Spirit Airlines is facing a critical financial challenge, warning that it may not be able to continue operations without securing additional funds. This announcement comes just five months after the ultra-low-cost carrier emerged from bankruptcy, raising concerns over the company’s ability to recover in a fiercely competitive market.
In its latest quarterly filing, Spirit disclosed a “going concern” warning, signaling significant doubt about its future unless it can raise more cash. While the airline has taken steps to reduce debt, improve cost efficiency, and market more premium offerings such as enhanced seating options, these measures have not been enough to offset mounting financial pressures.

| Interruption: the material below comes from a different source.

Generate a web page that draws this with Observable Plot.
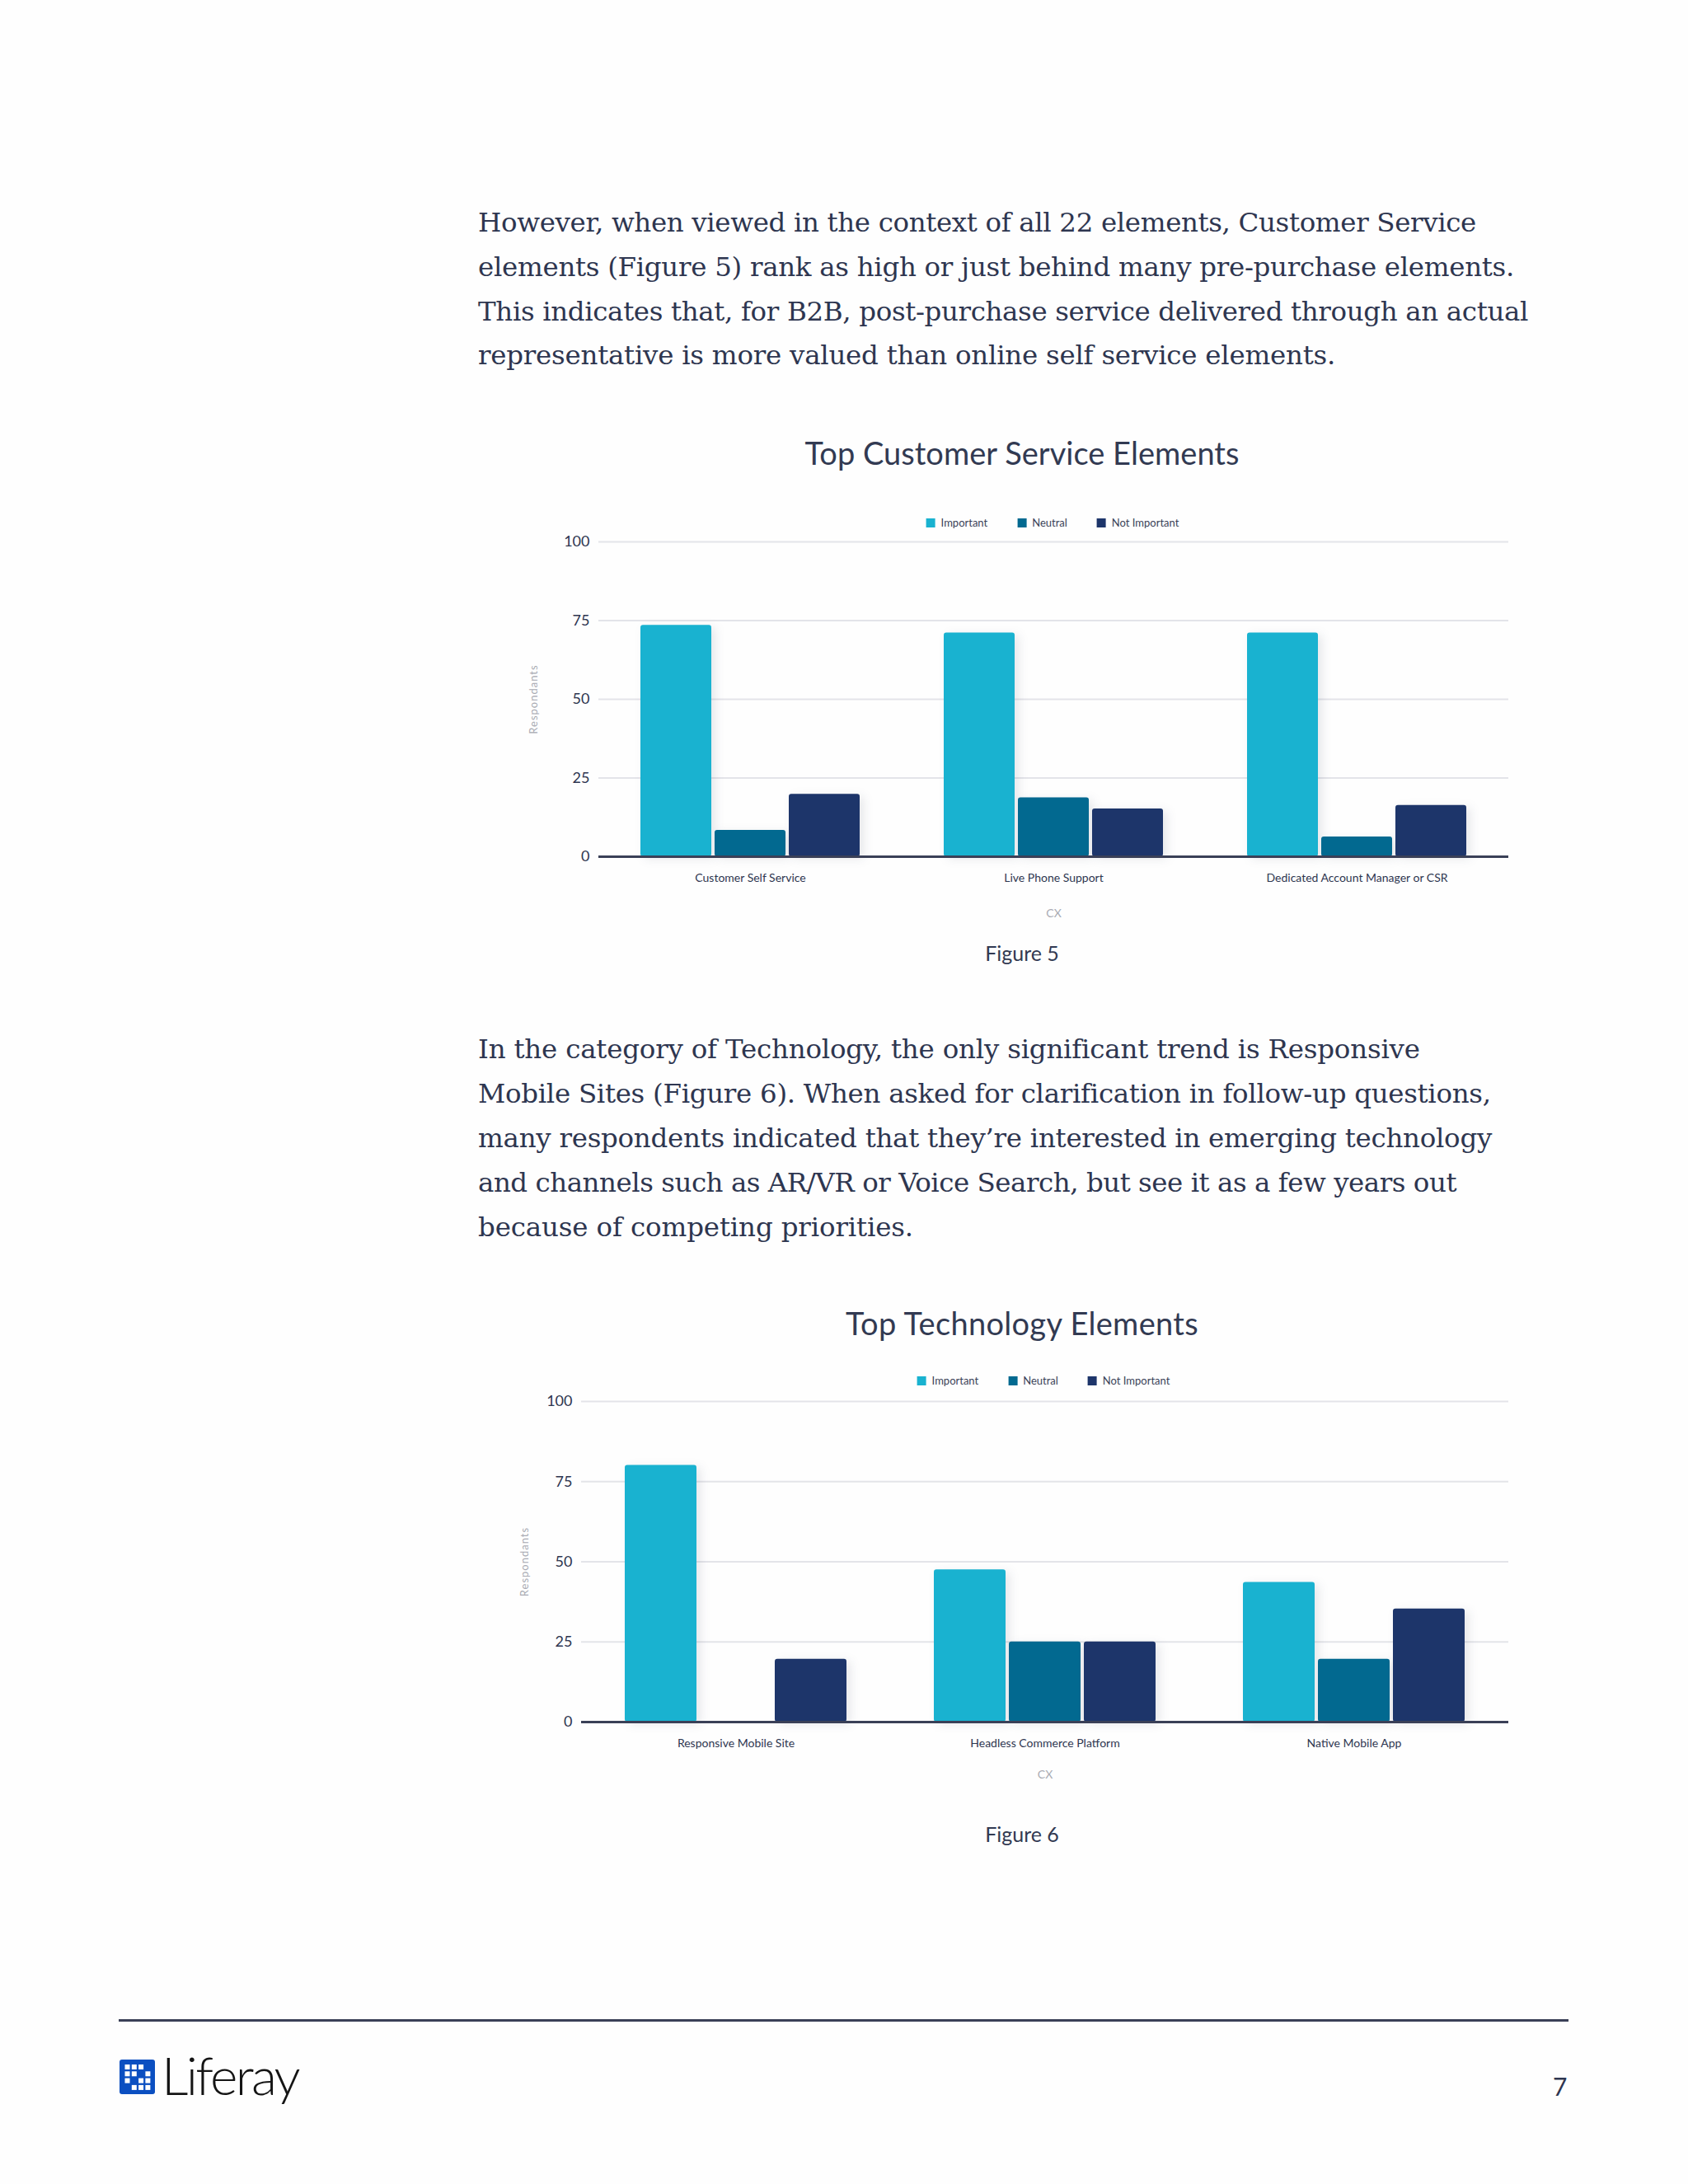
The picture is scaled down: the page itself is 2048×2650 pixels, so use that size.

The company has been hit by a combination of unfavorable market conditions, including an oversupply of domestic flights, softer demand for leisure travel, and a pricing environment that has made it harder to maintain profitability. Compounding these issues is an ongoing engine recall, which has grounded several aircraft and disrupted operations.
Last month, Spirit announced plans to furlough 270 pilots this fall in an effort to cut costs further. However, the airline warned that without swift action to boost liquidity through possible asset sales such as aircraft, real estate, or airport gate leases it risks defaulting on agreements with creditors.
Management stated that the uncertainty surrounding the completion of these initiatives leaves the airline’s future in doubt over the next 12 months. The warning underscores the volatility in the airline industry, particularly for budget carriers that operate on thin margins and are more vulnerable to shifts in consumer behavior.
Spirit Airlines, recognized for its distinctive yellow planes and no-frills travel model, was once a pioneer in the U.S. low-cost sector. However, it has struggled in the aftermath of a failed merger attempt with JetBlue Airways and a changing market that increasingly favors more comfortable travel experiences.